## [Material for this exercise]
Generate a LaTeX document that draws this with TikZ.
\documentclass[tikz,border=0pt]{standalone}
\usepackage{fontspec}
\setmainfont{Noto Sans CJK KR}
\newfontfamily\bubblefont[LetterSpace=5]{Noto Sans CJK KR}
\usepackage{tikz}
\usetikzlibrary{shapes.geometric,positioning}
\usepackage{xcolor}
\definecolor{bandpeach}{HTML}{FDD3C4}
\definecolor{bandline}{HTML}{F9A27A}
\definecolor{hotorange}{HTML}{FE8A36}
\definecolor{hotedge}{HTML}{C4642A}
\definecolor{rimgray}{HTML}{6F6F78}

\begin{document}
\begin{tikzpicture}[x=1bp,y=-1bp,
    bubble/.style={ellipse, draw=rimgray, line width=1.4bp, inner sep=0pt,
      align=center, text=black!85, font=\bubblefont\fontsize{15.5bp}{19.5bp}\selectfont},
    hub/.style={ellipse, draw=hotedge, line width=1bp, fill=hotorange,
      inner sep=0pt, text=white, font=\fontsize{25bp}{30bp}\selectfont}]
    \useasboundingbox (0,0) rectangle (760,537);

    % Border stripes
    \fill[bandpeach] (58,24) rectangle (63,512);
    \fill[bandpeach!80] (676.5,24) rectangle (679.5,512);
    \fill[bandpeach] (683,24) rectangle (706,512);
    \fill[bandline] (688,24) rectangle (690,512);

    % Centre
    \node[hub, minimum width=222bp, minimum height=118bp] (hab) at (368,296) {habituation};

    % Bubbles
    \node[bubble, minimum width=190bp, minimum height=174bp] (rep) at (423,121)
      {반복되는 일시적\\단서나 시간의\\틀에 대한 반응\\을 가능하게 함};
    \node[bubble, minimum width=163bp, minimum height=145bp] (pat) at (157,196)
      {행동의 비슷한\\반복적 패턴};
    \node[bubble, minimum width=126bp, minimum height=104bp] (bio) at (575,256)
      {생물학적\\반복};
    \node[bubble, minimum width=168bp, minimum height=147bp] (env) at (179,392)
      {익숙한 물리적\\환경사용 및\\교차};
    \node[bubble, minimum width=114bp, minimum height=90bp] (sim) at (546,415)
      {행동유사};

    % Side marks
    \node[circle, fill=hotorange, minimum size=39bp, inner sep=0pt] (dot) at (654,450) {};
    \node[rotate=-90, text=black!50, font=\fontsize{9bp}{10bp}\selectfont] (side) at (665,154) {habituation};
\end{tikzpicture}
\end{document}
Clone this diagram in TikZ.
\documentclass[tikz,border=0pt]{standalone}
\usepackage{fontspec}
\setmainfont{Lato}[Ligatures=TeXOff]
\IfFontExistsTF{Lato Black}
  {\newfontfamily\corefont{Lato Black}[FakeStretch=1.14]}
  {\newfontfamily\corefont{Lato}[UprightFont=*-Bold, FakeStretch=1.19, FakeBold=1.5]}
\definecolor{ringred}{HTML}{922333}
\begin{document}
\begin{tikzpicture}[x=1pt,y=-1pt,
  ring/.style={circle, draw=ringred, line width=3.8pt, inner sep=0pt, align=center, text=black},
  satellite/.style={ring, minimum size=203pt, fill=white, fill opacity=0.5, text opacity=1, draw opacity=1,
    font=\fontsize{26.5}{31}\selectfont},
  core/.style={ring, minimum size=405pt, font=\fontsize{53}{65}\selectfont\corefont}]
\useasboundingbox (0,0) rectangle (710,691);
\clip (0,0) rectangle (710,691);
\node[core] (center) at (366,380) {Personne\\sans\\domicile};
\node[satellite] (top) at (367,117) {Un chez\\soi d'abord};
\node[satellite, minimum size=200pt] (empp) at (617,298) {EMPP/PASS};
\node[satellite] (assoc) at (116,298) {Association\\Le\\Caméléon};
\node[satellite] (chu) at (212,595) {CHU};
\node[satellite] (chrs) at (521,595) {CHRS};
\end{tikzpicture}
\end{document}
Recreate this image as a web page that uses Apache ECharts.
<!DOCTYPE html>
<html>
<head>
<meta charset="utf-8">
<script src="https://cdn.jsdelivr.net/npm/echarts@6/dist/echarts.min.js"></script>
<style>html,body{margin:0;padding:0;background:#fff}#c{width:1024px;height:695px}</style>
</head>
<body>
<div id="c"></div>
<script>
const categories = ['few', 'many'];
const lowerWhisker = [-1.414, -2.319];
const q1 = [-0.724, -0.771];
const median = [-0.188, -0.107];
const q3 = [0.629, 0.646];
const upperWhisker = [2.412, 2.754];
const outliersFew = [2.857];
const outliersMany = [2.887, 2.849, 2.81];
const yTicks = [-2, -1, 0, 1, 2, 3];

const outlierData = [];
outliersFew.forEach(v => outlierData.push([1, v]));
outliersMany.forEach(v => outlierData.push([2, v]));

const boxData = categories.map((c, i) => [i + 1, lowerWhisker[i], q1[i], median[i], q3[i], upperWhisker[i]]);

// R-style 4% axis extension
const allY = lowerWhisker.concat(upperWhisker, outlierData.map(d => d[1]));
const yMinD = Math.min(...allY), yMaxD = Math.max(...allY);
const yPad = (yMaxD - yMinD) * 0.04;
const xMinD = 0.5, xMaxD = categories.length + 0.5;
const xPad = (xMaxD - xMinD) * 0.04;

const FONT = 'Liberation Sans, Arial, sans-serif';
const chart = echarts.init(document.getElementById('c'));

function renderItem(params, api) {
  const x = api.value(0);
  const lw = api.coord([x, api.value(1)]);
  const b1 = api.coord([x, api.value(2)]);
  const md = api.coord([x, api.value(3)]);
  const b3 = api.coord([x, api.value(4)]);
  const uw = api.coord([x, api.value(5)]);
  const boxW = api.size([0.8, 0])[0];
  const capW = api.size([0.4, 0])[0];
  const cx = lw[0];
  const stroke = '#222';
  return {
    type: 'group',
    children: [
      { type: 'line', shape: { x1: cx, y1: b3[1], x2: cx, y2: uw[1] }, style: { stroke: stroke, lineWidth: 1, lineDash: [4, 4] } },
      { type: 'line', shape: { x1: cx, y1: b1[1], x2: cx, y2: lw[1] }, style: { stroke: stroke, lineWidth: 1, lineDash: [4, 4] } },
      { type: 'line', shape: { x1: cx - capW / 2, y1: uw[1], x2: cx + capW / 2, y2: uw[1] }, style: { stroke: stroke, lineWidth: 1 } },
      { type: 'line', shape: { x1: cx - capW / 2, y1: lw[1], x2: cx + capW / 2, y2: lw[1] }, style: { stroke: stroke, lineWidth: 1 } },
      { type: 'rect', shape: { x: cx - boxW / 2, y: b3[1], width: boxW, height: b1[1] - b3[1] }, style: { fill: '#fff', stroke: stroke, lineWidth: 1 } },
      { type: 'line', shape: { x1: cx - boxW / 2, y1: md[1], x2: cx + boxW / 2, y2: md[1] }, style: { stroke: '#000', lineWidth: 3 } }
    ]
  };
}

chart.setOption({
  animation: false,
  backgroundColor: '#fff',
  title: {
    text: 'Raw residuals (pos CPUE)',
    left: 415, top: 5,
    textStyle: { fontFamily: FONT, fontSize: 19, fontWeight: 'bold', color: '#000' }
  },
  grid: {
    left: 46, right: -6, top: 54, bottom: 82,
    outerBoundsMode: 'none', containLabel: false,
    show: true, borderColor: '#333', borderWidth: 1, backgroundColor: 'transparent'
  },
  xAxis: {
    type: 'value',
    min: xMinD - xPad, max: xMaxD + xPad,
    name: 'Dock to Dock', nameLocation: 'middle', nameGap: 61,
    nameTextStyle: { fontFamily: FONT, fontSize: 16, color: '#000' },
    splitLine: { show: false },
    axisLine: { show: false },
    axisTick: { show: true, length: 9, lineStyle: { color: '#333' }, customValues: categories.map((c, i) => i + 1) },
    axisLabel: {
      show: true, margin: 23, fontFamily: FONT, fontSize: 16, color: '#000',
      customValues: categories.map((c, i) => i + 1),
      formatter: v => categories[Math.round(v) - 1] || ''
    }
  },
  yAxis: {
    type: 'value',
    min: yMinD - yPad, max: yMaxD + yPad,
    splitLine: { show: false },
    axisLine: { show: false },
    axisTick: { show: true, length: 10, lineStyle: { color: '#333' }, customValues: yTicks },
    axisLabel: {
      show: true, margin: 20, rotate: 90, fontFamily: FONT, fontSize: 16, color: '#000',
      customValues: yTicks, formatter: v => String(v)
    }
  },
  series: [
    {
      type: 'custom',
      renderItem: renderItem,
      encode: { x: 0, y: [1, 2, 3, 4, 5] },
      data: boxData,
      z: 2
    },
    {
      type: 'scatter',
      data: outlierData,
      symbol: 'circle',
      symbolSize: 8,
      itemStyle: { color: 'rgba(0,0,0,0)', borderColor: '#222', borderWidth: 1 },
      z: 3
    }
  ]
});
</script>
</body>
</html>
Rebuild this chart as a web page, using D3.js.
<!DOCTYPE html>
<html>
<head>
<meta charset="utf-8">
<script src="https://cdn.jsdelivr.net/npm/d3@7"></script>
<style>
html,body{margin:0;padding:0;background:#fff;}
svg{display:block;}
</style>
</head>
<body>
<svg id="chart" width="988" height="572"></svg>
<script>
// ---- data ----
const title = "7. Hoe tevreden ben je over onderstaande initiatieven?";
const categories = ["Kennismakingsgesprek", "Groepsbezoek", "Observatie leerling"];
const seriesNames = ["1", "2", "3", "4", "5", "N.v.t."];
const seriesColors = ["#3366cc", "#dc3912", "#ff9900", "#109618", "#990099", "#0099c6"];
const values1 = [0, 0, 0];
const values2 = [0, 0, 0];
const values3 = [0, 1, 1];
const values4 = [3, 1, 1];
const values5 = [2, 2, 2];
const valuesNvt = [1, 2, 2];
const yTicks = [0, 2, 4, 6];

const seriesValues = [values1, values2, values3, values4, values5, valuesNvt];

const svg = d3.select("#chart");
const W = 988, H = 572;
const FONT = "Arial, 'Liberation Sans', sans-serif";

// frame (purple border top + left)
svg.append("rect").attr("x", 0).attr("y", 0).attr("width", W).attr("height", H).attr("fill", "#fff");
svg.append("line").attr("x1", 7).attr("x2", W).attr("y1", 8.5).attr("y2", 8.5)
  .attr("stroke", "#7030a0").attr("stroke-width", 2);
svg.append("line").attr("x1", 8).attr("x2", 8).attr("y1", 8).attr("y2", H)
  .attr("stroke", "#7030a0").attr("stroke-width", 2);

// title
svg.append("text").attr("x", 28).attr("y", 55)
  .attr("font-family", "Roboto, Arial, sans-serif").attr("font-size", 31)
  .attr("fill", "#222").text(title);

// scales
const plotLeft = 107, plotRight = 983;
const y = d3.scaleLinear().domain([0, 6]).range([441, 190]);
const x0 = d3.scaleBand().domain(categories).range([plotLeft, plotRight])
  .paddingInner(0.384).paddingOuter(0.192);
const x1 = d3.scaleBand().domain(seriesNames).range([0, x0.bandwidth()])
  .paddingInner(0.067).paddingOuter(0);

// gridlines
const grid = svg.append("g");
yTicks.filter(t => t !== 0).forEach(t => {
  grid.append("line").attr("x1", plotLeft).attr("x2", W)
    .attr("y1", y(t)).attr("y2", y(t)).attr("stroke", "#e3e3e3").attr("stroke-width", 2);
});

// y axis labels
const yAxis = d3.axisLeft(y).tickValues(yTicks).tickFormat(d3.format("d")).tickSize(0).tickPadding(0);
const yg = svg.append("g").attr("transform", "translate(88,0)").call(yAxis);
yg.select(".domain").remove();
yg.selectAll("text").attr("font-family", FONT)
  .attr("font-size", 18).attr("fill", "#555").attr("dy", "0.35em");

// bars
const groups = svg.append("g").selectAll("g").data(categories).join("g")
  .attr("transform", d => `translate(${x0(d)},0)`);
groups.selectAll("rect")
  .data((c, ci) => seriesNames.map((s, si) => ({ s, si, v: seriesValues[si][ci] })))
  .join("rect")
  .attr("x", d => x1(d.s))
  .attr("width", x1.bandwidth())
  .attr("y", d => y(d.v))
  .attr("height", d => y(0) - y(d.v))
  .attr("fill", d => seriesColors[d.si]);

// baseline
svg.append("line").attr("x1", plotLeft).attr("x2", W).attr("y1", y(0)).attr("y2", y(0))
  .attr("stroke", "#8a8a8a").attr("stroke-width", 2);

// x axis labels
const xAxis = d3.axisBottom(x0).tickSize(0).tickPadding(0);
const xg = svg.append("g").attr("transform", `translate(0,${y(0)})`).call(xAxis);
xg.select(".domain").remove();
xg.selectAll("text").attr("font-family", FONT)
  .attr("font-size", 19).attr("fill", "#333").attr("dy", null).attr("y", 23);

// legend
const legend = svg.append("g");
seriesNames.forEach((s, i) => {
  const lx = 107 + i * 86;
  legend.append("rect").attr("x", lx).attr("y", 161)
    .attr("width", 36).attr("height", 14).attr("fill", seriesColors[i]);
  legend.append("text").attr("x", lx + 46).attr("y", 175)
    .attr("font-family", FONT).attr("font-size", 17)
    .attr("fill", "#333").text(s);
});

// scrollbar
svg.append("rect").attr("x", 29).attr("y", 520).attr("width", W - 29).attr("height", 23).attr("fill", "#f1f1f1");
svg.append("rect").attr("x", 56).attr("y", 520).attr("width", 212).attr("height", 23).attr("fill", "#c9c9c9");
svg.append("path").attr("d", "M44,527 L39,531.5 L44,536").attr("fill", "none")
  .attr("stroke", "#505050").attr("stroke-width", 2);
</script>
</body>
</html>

## [Problem statement]
Which lines above contain the word "that"? Copy each of them.

## [Exercise response]
Generate a LaTeX document that draws this with TikZ.
Recreate this image as a web page that uses Apache ECharts.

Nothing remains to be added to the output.